Is culling against disease good in the long run?

Farm News Review – By Scott Stevenson
Is culling against disease good in the long run?

We don’t apply current agricultural and forestry logic to humans

Local Journalism Initiative

The editorial cartoon in a farm weekly earlier this month featured chickens wearing masks and distancing two metres. Meanwhile, hundreds of thousands were being culled due to the avian flu and the hope of containing the disease.

The cartoon’s analogy with our human battle against Covid invites more provocative comparisons—and it challenges our current relationship with the food and resources we grow.

We wouldn’t kill hundreds of thousands of humans to prevent the spread of Covid, would we? We wouldn’t house hundreds of thousands of humans in warehouse-like barns, tightly fit for efficiency, either. Talk about inviting disease.

Earlier this month, 11 protesters who invaded a pig barn in Saint-Hyacinthe in 2019 were found guilty of breaking and entering and obstructing justice—as they should be for illegally impinging on the farmer’s rights and property.

Their actions were an extreme expression of a general malaise in society about how our food is produced. The vulnerability of industrially raised poultry to the avian flu is more reason for that malaise.

Other concerned citizens, in the Townships and around the world, are more quietly and respectfully protesting by farming differently—by raising cattle, chickens, pigs, and other animals on open pasture in more natural and diverse living conditions. It wouldn’t take many scientific studies to show that those animals are healthier and less vulnerable to disease.

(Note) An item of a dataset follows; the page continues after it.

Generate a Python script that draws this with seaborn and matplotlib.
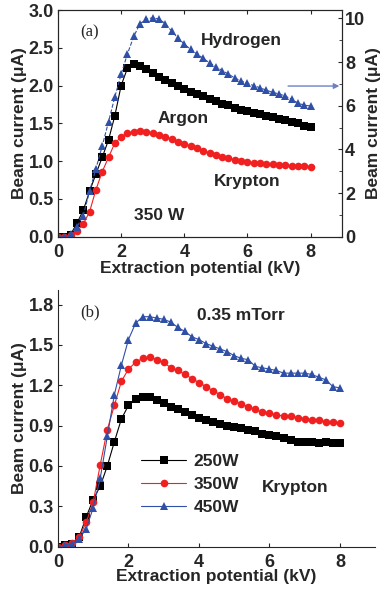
import numpy as np
import pandas as pd
import matplotlib
matplotlib.use("Agg")
import matplotlib.pyplot as plt
import seaborn as sns

# extraction potential (kV), same grid for all curves
volts = [round(0.2 * i, 1) for i in range(41)]

# panel (a) 350 W, left axis
argon = [0.0, 0.0, 0.03, 0.18, 0.35, 0.6, 0.83, 1.05, 1.28, 1.6, 2.0, 2.23, 2.28, 2.26, 2.22,
         2.17, 2.12, 2.07, 2.03, 2.0, 1.96, 1.92, 1.89, 1.86, 1.82, 1.79, 1.76, 1.74, 1.71,
         1.68, 1.66, 1.64, 1.62, 1.6, 1.58, 1.56, 1.54, 1.52, 1.5, 1.47, 1.45]
krypton = [0.0, 0.0, 0.02, 0.07, 0.17, 0.33, 0.62, 0.86, 1.05, 1.24, 1.32, 1.37, 1.39, 1.40,
           1.39, 1.37, 1.35, 1.32, 1.29, 1.26, 1.23, 1.2, 1.17, 1.14, 1.11, 1.08, 1.06, 1.04,
           1.02, 1.0, 0.99, 0.98, 0.97, 0.96, 0.96, 0.95, 0.95, 0.94, 0.93, 0.93, 0.92]
# hydrogen on the right axis
hydrogen = [0.0, 0.0, 0.14, 0.45, 0.97, 2.08, 3.11, 4.15, 5.26, 6.4, 7.44, 8.37, 9.17, 9.76,
            9.96, 10.03, 9.96, 9.76, 9.41, 9.1, 8.82, 8.58, 8.37, 8.17, 7.96, 7.79, 7.61, 7.44,
            7.27, 7.13, 7.02, 6.92, 6.82, 6.71, 6.61, 6.54, 6.44, 6.3, 6.12, 6.02, 5.99]

# panel (b) krypton, 0.35 mTorr
kr250 = [0.0, 0.01, 0.02, 0.07, 0.22, 0.35, 0.45, 0.6, 0.78, 0.95, 1.05, 1.1, 1.11, 1.11, 1.09,
         1.07, 1.04, 1.02, 1.0, 0.98, 0.96, 0.94, 0.93, 0.91, 0.9, 0.89, 0.88, 0.87, 0.86, 0.84,
         0.83, 0.82, 0.81, 0.79, 0.78, 0.78, 0.78, 0.77, 0.78, 0.77, 0.77]
kr350 = [0.0, 0.01, 0.03, 0.07, 0.18, 0.33, 0.61, 0.87, 1.05, 1.23, 1.32, 1.37, 1.4, 1.41, 1.39,
         1.37, 1.33, 1.31, 1.28, 1.25, 1.22, 1.19, 1.16, 1.13, 1.1, 1.08, 1.06, 1.04, 1.02, 1.0,
         0.99, 0.98, 0.97, 0.97, 0.96, 0.95, 0.94, 0.94, 0.93, 0.93, 0.92]
kr450 = [0.0, 0.01, 0.02, 0.06, 0.13, 0.29, 0.51, 0.82, 1.13, 1.35, 1.54, 1.66, 1.71, 1.71, 1.70,
         1.69, 1.67, 1.63, 1.60, 1.56, 1.54, 1.51, 1.49, 1.47, 1.45, 1.42, 1.40, 1.39, 1.34, 1.33,
         1.32, 1.31, 1.29, 1.29, 1.29, 1.29, 1.28, 1.26, 1.24, 1.19, 1.18]

sns.set_style("ticks")
plt.rcParams['font.family'] = ['Liberation Sans', 'DejaVu Sans']
plt.rcParams['font.weight'] = 'bold'
plt.rcParams['axes.labelweight'] = 'bold'
plt.rcParams['xtick.direction'] = 'in'
plt.rcParams['ytick.direction'] = 'in'

BLACK = '#000000'
RED = '#f02020'
BLUE = '#3050a8'
TICK_FS = 13
LAB_FS = 12.5
TXT_FS = 12.5

fig = plt.figure(figsize=(3.84, 5.89), dpi=100)
ax1 = fig.add_axes([0.151, 0.598, 0.740, 0.385])
ax2 = fig.add_axes([0.151, 0.072, 0.826, 0.436])

df_a = pd.DataFrame({'V': volts, 'Ar': argon, 'Kr': krypton, 'H': hydrogen})

sns.lineplot(data=df_a, x='V', y='Ar', ax=ax1, color=BLACK, marker='s', markersize=5.5,
             markeredgewidth=0, lw=0.8)
sns.lineplot(data=df_a, x='V', y='Kr', ax=ax1, color=RED, marker='o', markersize=5.5,
             markeredgewidth=0, lw=0.8)
ax1r = ax1.twinx()
sns.lineplot(data=df_a, x='V', y='H', ax=ax1r, color=BLUE, marker='^', markersize=6,
             markeredgewidth=0, lw=0.8, linestyle='--')

ax1.set_xlim(0, 9)
ax1.set_ylim(0, 3.0)
ax1r.set_ylim(0, 10.38)
ax1.set_xticks([0, 2, 4, 6, 8])
ax1.set_yticks(np.arange(0, 3.01, 0.5))
ax1.set_yticklabels([f"{v:.1f}" for v in np.arange(0, 3.01, 0.5)])
ax1r.set_yticks([0, 2, 4, 6, 8, 10])
ax1r.set_yticks([1, 3, 5, 7, 9], minor=True)
ax1.tick_params(top=True, labelsize=TICK_FS, length=3)
ax1.tick_params(axis='x', pad=5)
ax1.tick_params(axis='y', pad=3)
ax1r.tick_params(labelsize=TICK_FS, length=3, pad=2)
ax1r.tick_params(which='minor', length=2)
ax1.set_xlabel('Extraction potential (kV)', fontsize=LAB_FS, labelpad=0)
ax1.set_ylabel('Beam current (μA)', fontsize=LAB_FS, labelpad=1)
ax1r.set_ylabel('Beam current (μA)', fontsize=LAB_FS, labelpad=1)

ax1.text(0.7, 2.71, '(a)', family='Liberation Serif', fontsize=12, fontweight='normal',
         va='center')
ax1.text(5.8, 2.6, 'Hydrogen', fontsize=TXT_FS, ha='center', va='center')
ax1.text(3.95, 1.57, 'Argon', fontsize=TXT_FS, ha='center', va='center')
ax1.text(6.0, 0.73, 'Krypton', fontsize=TXT_FS, ha='center', va='center')
ax1.text(3.2, 0.28, '350 W', fontsize=TXT_FS, ha='center', va='center')
ax1r.annotate('', xy=(9.0, 6.9), xytext=(7.2, 6.9),
              arrowprops=dict(arrowstyle='-|>', color='#7080c0', lw=1.0, mutation_scale=8))

df_b = pd.DataFrame({'V': volts, '250W': kr250, '350W': kr350, '450W': kr450})
sns.lineplot(data=df_b, x='V', y='250W', ax=ax2, color=BLACK, marker='s', markersize=5.5,
             markeredgewidth=0, lw=0.8, label='250W')
sns.lineplot(data=df_b, x='V', y='350W', ax=ax2, color=RED, marker='o', markersize=5.5,
             markeredgewidth=0, lw=0.8, label='350W')
sns.lineplot(data=df_b, x='V', y='450W', ax=ax2, color=BLUE, marker='^', markersize=6,
             markeredgewidth=0, lw=0.8, label='450W')

ax2.set_xlim(0, 9)
ax2.set_ylim(0, 1.91)
ax2.set_xticks([0, 2, 4, 6, 8])
ax2.set_yticks(np.arange(0, 1.81, 0.3))
ax2.set_yticklabels([f"{v:.1f}" for v in np.arange(0, 1.81, 0.3)])
ax2.tick_params(labelsize=TICK_FS, length=3)
ax2.tick_params(axis='x', pad=5)
ax2.tick_params(axis='y', pad=3)
sns.despine(ax=ax2)
ax2.set_xlabel('Extraction potential (kV)', fontsize=LAB_FS, labelpad=-1)
ax2.set_ylabel('Beam current (μA)', fontsize=LAB_FS, labelpad=1)
ax2.legend(loc='lower left', bbox_to_anchor=(0.235, 0.09), frameon=False, fontsize=TXT_FS,
           handlelength=2.6, handletextpad=0.4, labelspacing=0.45, borderpad=0)
ax2.text(0.62, 1.74, '(b)', family='Liberation Serif', fontsize=12, fontweight='normal',
         va='center')
ax2.text(5.2, 1.72, '0.35 mTorr', fontsize=TXT_FS, ha='center', va='center')
ax2.text(6.72, 0.44, 'Krypton', fontsize=TXT_FS, ha='center', va='center')

fig.savefig('out.png', dpi=100)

An encouraging political move toward healthier farming and animals was the recent adoption by the Quebec Ministry of Agriculture of a pilot project to allow the processing of poultry at the farm rather than in slaughterhouses, which are currently swamped with demand. This means that a licensed abattoir can have a mobile outfit that comes to your farm to process your chickens or other birds, which among other benefits is less stressful for the animals.